Data supplied:
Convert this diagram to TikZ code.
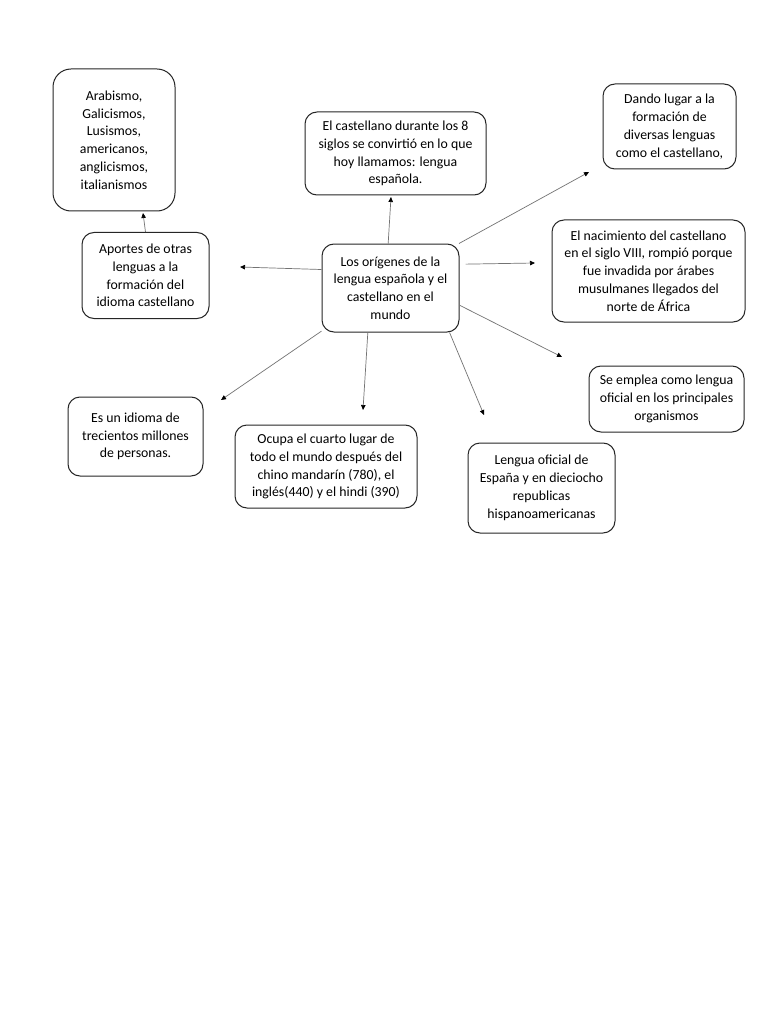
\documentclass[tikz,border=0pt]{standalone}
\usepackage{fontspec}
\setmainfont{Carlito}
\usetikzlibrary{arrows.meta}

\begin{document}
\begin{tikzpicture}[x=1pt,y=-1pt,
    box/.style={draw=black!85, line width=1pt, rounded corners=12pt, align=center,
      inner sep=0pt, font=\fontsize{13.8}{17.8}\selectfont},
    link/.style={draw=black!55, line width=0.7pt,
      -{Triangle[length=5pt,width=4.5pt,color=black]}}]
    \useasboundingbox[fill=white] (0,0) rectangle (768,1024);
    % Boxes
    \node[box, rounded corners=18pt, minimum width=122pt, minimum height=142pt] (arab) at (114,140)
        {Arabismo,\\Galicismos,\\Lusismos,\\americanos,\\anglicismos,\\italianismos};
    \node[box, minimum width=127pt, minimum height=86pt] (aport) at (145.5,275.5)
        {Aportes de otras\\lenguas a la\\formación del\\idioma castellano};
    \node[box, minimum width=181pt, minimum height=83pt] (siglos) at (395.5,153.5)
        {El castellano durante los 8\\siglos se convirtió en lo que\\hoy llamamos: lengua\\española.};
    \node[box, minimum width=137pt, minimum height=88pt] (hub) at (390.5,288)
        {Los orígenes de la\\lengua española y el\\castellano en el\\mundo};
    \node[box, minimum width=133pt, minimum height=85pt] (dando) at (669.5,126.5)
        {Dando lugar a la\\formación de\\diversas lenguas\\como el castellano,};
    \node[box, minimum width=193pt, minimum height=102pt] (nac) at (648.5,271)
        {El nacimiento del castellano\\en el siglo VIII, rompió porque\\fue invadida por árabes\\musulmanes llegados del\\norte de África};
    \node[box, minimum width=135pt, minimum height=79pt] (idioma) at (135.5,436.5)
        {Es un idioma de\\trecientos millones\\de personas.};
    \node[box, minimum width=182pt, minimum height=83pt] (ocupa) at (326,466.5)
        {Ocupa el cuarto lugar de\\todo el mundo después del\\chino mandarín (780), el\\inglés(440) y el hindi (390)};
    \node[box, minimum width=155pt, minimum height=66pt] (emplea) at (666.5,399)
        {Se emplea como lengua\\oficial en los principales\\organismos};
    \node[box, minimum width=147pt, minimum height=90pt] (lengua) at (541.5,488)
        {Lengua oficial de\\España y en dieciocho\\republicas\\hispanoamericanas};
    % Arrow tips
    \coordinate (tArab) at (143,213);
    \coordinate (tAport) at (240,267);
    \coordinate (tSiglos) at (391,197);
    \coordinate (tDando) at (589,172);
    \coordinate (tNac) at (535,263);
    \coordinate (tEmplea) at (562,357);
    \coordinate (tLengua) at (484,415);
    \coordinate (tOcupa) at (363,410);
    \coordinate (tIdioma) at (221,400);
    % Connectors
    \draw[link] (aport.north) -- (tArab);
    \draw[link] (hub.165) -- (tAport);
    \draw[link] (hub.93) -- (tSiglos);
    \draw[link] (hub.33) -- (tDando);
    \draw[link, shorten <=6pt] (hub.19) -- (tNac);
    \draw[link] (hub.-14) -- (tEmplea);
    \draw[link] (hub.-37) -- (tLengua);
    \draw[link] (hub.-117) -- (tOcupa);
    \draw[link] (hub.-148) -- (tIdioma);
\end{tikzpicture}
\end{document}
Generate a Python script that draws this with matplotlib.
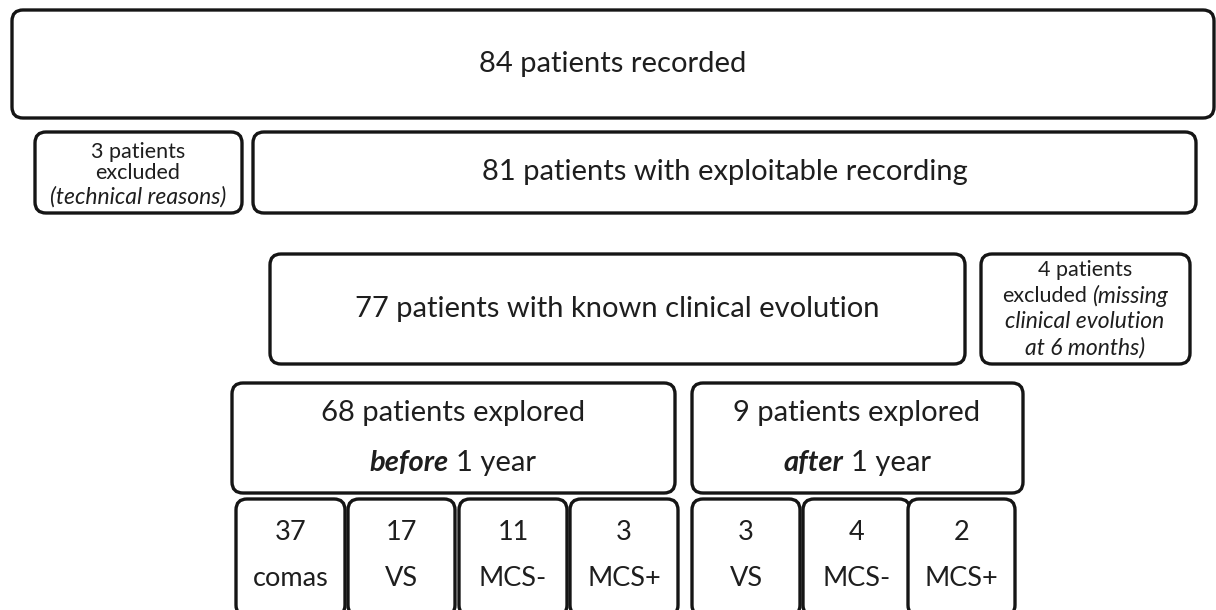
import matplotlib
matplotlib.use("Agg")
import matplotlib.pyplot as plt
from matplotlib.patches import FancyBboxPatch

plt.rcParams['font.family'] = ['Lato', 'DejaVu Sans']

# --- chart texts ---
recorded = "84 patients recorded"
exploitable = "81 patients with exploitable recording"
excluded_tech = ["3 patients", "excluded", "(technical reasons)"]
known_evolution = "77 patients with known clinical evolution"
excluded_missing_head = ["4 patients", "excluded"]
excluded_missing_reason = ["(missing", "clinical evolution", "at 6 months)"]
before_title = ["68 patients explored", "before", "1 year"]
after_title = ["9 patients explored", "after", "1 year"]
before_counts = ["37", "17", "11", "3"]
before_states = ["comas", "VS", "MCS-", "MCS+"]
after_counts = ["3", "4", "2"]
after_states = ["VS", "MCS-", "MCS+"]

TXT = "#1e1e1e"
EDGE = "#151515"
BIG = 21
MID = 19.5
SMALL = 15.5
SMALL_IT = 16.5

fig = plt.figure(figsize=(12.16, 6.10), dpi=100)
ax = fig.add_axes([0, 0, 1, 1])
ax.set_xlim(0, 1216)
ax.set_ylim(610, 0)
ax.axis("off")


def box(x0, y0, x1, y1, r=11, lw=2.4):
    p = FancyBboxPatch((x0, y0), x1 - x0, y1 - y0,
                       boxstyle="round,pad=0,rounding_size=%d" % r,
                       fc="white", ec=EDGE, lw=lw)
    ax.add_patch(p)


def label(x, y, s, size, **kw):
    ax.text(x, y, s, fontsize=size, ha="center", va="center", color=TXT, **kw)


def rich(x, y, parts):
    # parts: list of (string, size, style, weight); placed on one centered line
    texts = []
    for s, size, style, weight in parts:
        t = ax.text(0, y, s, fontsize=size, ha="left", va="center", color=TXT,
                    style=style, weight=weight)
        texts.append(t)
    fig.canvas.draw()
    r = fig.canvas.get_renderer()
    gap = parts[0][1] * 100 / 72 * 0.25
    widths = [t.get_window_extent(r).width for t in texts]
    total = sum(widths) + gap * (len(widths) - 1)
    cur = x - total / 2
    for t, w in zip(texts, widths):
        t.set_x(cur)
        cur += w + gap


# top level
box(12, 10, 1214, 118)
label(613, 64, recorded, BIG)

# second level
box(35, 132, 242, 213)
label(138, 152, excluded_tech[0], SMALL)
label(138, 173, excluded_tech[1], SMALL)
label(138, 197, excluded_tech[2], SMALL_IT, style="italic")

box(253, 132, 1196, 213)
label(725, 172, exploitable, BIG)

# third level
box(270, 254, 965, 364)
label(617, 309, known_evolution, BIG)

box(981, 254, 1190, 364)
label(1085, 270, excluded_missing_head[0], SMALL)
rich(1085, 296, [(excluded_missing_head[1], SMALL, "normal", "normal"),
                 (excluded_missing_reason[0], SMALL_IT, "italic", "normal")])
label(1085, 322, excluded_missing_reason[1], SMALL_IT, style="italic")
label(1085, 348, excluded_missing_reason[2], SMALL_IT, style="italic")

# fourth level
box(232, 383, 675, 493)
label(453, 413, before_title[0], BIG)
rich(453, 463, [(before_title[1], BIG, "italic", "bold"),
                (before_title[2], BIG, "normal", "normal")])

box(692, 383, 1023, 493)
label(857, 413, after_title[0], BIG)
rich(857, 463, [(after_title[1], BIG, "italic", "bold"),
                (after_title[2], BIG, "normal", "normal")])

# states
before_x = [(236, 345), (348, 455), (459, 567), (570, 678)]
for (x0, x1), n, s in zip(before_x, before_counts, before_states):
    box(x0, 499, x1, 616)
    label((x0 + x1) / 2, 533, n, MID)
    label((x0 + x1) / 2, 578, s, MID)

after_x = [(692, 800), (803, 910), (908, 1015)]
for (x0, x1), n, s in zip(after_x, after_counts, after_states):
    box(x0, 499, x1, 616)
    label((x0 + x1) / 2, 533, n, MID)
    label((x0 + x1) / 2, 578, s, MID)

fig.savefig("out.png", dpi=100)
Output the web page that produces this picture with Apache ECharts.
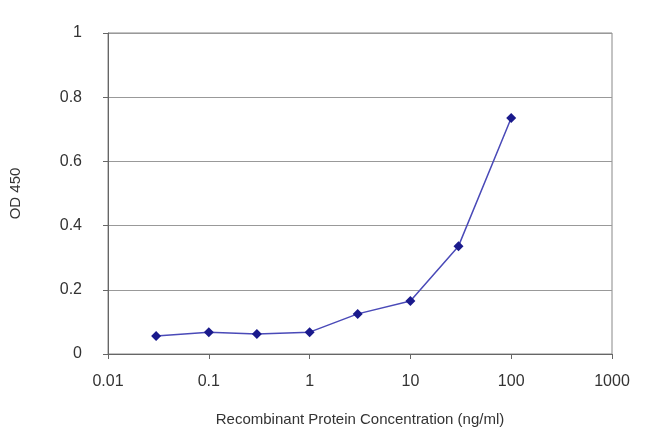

Set problem:
Leave out the pictures, and copy only the lines from the one holding "Generate a Python" through the one holding "label(613, 64, recorded, BIG)", exactly as written.

Response to this task:
Generate a Python script that draws this with matplotlib.
import matplotlib
matplotlib.use("Agg")
import matplotlib.pyplot as plt
from matplotlib.patches import FancyBboxPatch

plt.rcParams['font.family'] = ['Lato', 'DejaVu Sans']

# --- chart texts ---
recorded = "84 patients recorded"
exploitable = "81 patients with exploitable recording"
excluded_tech = ["3 patients", "excluded", "(technical reasons)"]
known_evolution = "77 patients with known clinical evolution"
excluded_missing_head = ["4 patients", "excluded"]
excluded_missing_reason = ["(missing", "clinical evolution", "at 6 months)"]
before_title = ["68 patients explored", "before", "1 year"]
after_title = ["9 patients explored", "after", "1 year"]
before_counts = ["37", "17", "11", "3"]
before_states = ["comas", "VS", "MCS-", "MCS+"]
after_counts = ["3", "4", "2"]
after_states = ["VS", "MCS-", "MCS+"]

TXT = "#1e1e1e"
EDGE = "#151515"
BIG = 21
MID = 19.5
SMALL = 15.5
SMALL_IT = 16.5

fig = plt.figure(figsize=(12.16, 6.10), dpi=100)
ax = fig.add_axes([0, 0, 1, 1])
ax.set_xlim(0, 1216)
ax.set_ylim(610, 0)
ax.axis("off")


def box(x0, y0, x1, y1, r=11, lw=2.4):
    p = FancyBboxPatch((x0, y0), x1 - x0, y1 - y0,
                       boxstyle="round,pad=0,rounding_size=%d" % r,
                       fc="white", ec=EDGE, lw=lw)
    ax.add_patch(p)


def label(x, y, s, size, **kw):
    ax.text(x, y, s, fontsize=size, ha="center", va="center", color=TXT, **kw)


def rich(x, y, parts):
    # parts: list of (string, size, style, weight); placed on one centered line
    texts = []
    for s, size, style, weight in parts:
        t = ax.text(0, y, s, fontsize=size, ha="left", va="center", color=TXT,
                    style=style, weight=weight)
        texts.append(t)
    fig.canvas.draw()
    r = fig.canvas.get_renderer()
    gap = parts[0][1] * 100 / 72 * 0.25
    widths = [t.get_window_extent(r).width for t in texts]
    total = sum(widths) + gap * (len(widths) - 1)
    cur = x - total / 2
    for t, w in zip(texts, widths):
        t.set_x(cur)
        cur += w + gap


# top level
box(12, 10, 1214, 118)
label(613, 64, recorded, BIG)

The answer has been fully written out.